Judgment for the Defendant
Ultimately, the court rendered a judgment in favor of Rosenbaum, dismissing the complaint brought by Blumenthal. The court's reasoning was rooted in the legal principles governing stock ownership and liability for assessments under the National Banking Act. It maintained that while it might seem just for the actual owner of the stock to bear the assessment burden, the statutory framework did not support such a conclusion given the specific circumstances of the case. The court expressed a desire for fairness but felt constrained by the law, leading to its decision to favor the defendant. This outcome underscored the rigid application of statutory provisions in determining liability for banking assessments.

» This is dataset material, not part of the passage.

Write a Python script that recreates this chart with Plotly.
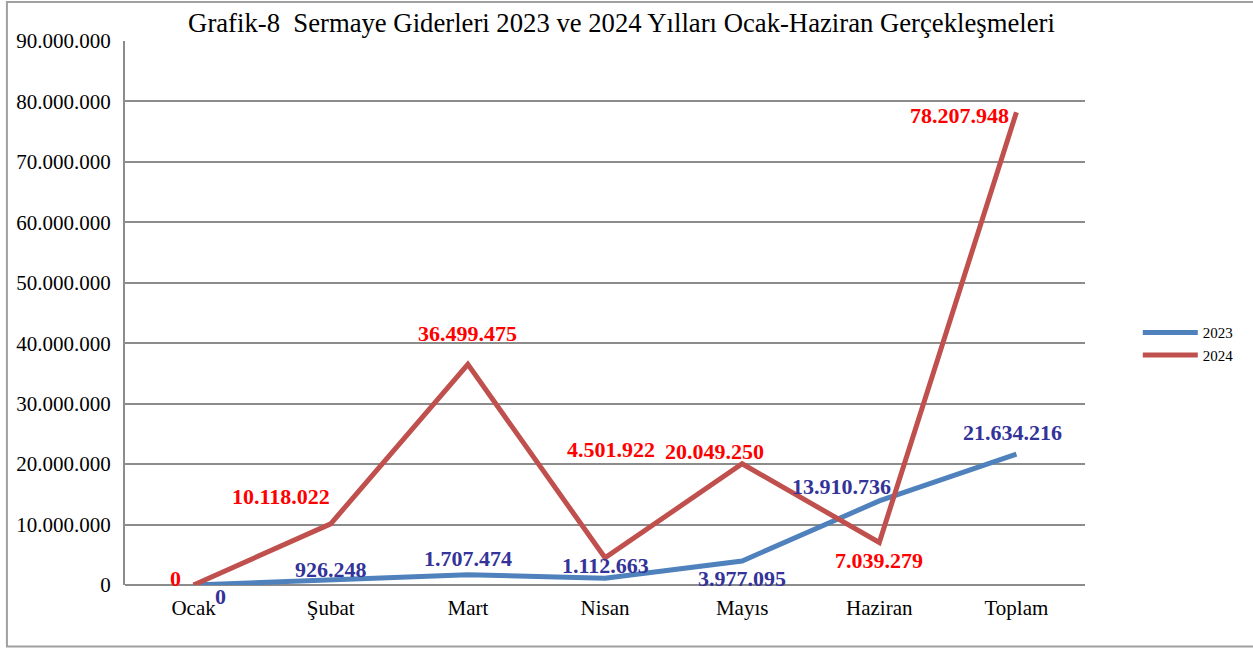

Stare Decisis and Precedent
The court addressed the concept of stare decisis and its relevance to the case, considering prior rulings in similar matters. It noted that while previous judgments might have addressed some of the arguments presented, the current case presented unique facts that warranted a fresh analysis. The court emphasized that adherence to precedent is important, but it is not an inflexible rule. It clarified that the absence of a mention of certain arguments in the appellate decision did not imply that those arguments were automatically dismissed as untenable. The court concluded that the specific legal principles governing the relationships and obligations between stockholders must guide its decision, independent of past rulings that may not directly address the unique circumstances of this case.